4 comments
We nuked our Pinecone setup for Weaviate last year, similar math — $35K spend but killed our retrieval lag from 1.8s to 280ms, enterprise clients stopped complaining about search.
Did you switch the vector DB itself or just the retrieval strategy? We hit similar latency hell with Pinecone last year at 2.5s, turns out it was our chunking strategy and query expansion killing us, not the DB.
We did almost exactly this last year. Pinecone → Weaviate + local embedding cache. The $40K hurts but your client was already halfway out the door at 2.8s. Here's what actually moved the needle: (1) Switched to self-hosted Weaviate on dedicated infrastructure, (2) added Redis for embedding caching, (3) tuned batch sizes aggressively. Went from 2.5s to 380ms. Worth every penny.

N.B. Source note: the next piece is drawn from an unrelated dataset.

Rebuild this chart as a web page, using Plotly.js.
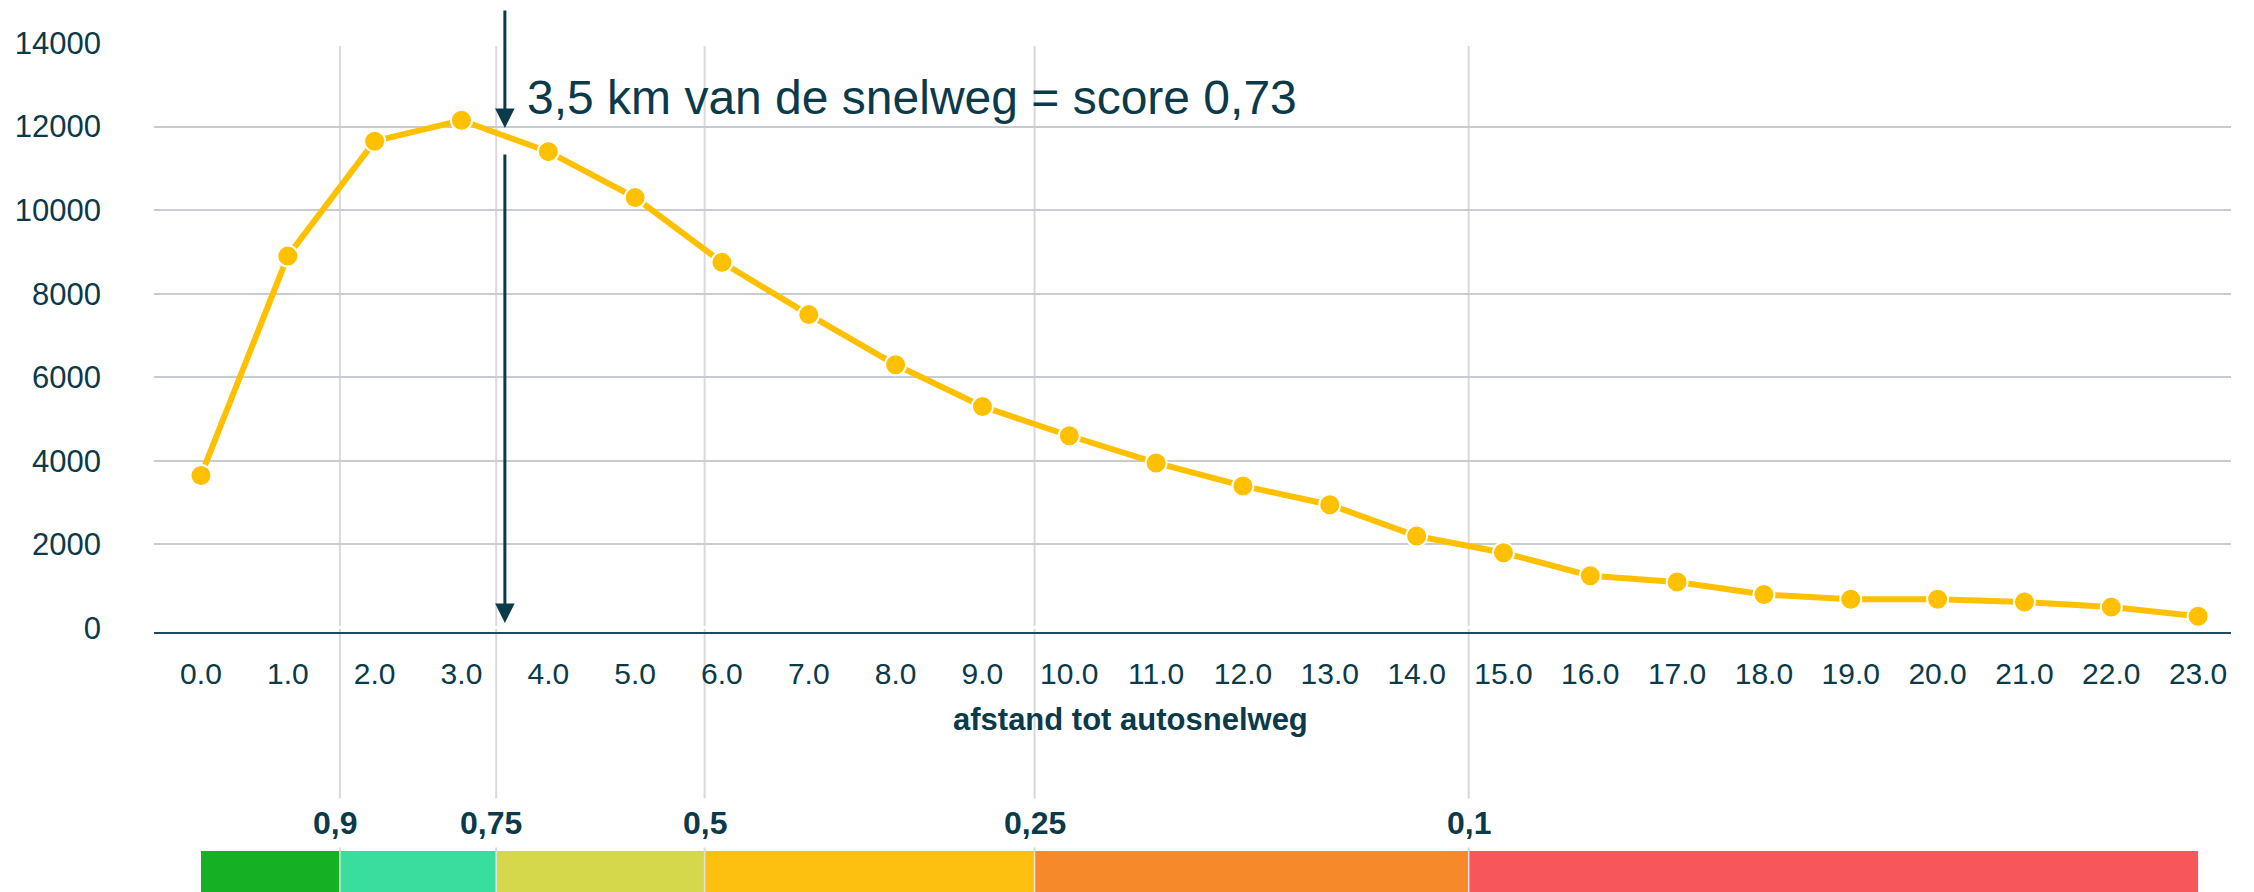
<!DOCTYPE html>
<html>
<head>
<meta charset="utf-8">
<script src="https://cdn.plot.ly/plotly-3.0.1.min.js"></script>
<style>html,body{margin:0;padding:0;background:#fff;}#chart{width:2254px;height:892px;}</style>
</head>
<body>
<div id="chart"></div>
<script>
// ---- data ----
const distances = [0,1,2,3,4,5,6,7,8,9,10,11,12,13,14,15,16,17,18,19,20,21,22,23];
const tickLabels = ["0.0","1.0","2.0","3.0","4.0","5.0","6.0","7.0","8.0","9.0","10.0","11.0","12.0","13.0","14.0","15.0","16.0","17.0","18.0","19.0","20.0","21.0","22.0","23.0"];
const counts = [3650,8900,11650,12150,11400,10300,8750,7500,6300,5300,4600,3950,3400,2950,2200,1800,1250,1100,800,690,690,620,500,280];
const yTicks = [0,2000,4000,6000,8000,10000,12000,14000];
const yTickLabels = ["0","2000","4000","6000","8000","10000","12000","14000"];
// score thresholds (km position) and labels
const scoreBreaks = [1.6, 3.4, 5.8, 9.6, 14.6];
const scoreLabels = ["0,9","0,75","0,5","0,25","0,1"];
const bandEdges = [0, 1.6, 3.4, 5.8, 9.6, 14.6, 23];
const bandColors = ["#16B025","#39DE9E","#D4D84A","#FDC010","#F68A2A","#F7575A"];
const markerKm = 3.5;
const markerText = "3,5 km van de snelweg = score 0,73";
const xTitle = "afstand tot autosnelweg";

const dark = "#0B3A4A";
const font = "Arial, 'Liberation Sans', sans-serif";

const shapes = [];
for (let i = 0; i < bandColors.length; i++) {
  shapes.push({type:'rect', xref:'x', yref:'paper', x0:bandEdges[i], x1:bandEdges[i+1],
    y0:-0.372, y1:-0.46, fillcolor:bandColors[i], line:{width:0}, layer:'above'});
}
scoreBreaks.forEach(b => {
  shapes.push({type:'line', xref:'x', yref:'paper', x0:b, x1:b, y0:-0.46, y1:0.995,
    line:{color:'#D9D9D9', width:2}, layer:'below'});
  shapes.push({type:'line', xref:'x', yref:'paper', x0:b, x1:b, y0:-0.46, y1:-0.372,
    line:{color:'#E2E2E2', width:1.5}, layer:'above'});
});

const annotations = [];
scoreLabels.forEach((t, i) => {
  annotations.push({xref:'x', yref:'paper', x:scoreBreaks[i], y:-0.325, text:'<b>'+t+'</b>',
    showarrow:false, font:{family:font, size:32, color:dark}, bgcolor:'#ffffff', borderpad:6,
    xanchor:'center', yanchor:'middle', xshift:(i < 2 ? -5 : 0)});
});
annotations.push({xref:'paper', yref:'paper', x:0.47, y:-0.149, text:'<b>'+xTitle+'</b>',
  showarrow:false, font:{family:font, size:31, color:dark}, xanchor:'center', yanchor:'middle'});
annotations.push({xref:'x', yref:'y', x:3.73, y:12684, text:markerText, showarrow:false,
  font:{family:font, size:48, color:dark}, xanchor:'left', yanchor:'middle'});
// arrows
annotations.push({xref:'x', yref:'y', x:markerKm, y:11966, text:'', showarrow:true,
  ax:0, ay:-119, arrowhead:2, arrowsize:1.3, arrowwidth:3, arrowcolor:dark, standoff:0});
annotations.push({xref:'x', yref:'y', x:markerKm, y:120, text:'', showarrow:true,
  ax:0, ay:-470, arrowhead:2, arrowsize:1.3, arrowwidth:3, arrowcolor:dark, standoff:0});

const trace = {
  x: distances, y: counts, type:'scatter', mode:'lines+markers',
  line:{color:'#FFC000', width:6},
  marker:{color:'#FFC000', size:21, line:{color:'#ffffff', width:2}},
  cliponaxis:false, hoverinfo:'skip'
};

const layout = {
  width:2254, height:892,
  margin:{l:154, r:23, t:43, b:260},
  paper_bgcolor:'#ffffff', plot_bgcolor:'#ffffff',
  showlegend:false,
  font:{family:font, color:dark},
  xaxis:{
    range:[-0.541, 23.379], tickvals:distances, ticktext:tickLabels,
    showgrid:false, zeroline:false, showline:true, linecolor:'#1D4B5E', linewidth:2,
    ticks:'', ticklabelstandoff:14, tickfont:{family:font, size:30, color:dark}
  },
  yaxis:{
    range:[-96, 14000], tickvals:yTicks, ticktext:yTickLabels, showgrid:true, gridcolor:'#C8CBD0', gridwidth:2,
    zeroline:true, zerolinecolor:'#ffffff', zerolinewidth:3, showline:false,
    ticks:'', ticklabelstandoff:52, tickfont:{family:font, size:31, color:dark}
  },
  shapes:shapes,
  annotations:annotations
};

Plotly.newPlot('chart', [trace], layout, {staticPlot:true, displayModeBar:false});
</script>
</body>
</html>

We did something similar last year and I still think about it. We were burning money on Weaviate — beautiful architecture, but we kept hitting cold start issues during peak enterprise traffic. Our compliance folks in finance started asking hard questions about why we were spending $8K/month on infrastructure that couldn't handle morning spike loads.
We spent three weeks evaluating Qdrant vs Milvus vs just ripping it out and going back to Postgres with pg_vector. Sounds insane, but for our use case (regulatory docs, not real-time user-generated content), Postgres + pg_vector + some aggressive caching was honestly fast enough. Killed the latency problem, cut our database spend to $2K/month, and we stopped needing a dedicated DevOps person babysitting vector infrastructure.
The hidden cost nobody talks about is the reindexing and data migration. We lost a week of engineering time on that alone. But the ROI was stupid fast — broke even in month two.
If I were you: don't overthink it. Document exactly what's slow (is it retrieval? embedding generation? network hops?). Then test your actual workload against 2-3 options for a week. We tested with our real $120K customer's document corpus, not synthetic data. That's what showed us Postgres would actually work. Synthetic benchmarks lied to us.
Also — get your customer to help validate the new solution before you switch. That $40K is cheaper than losing them mid-implementation.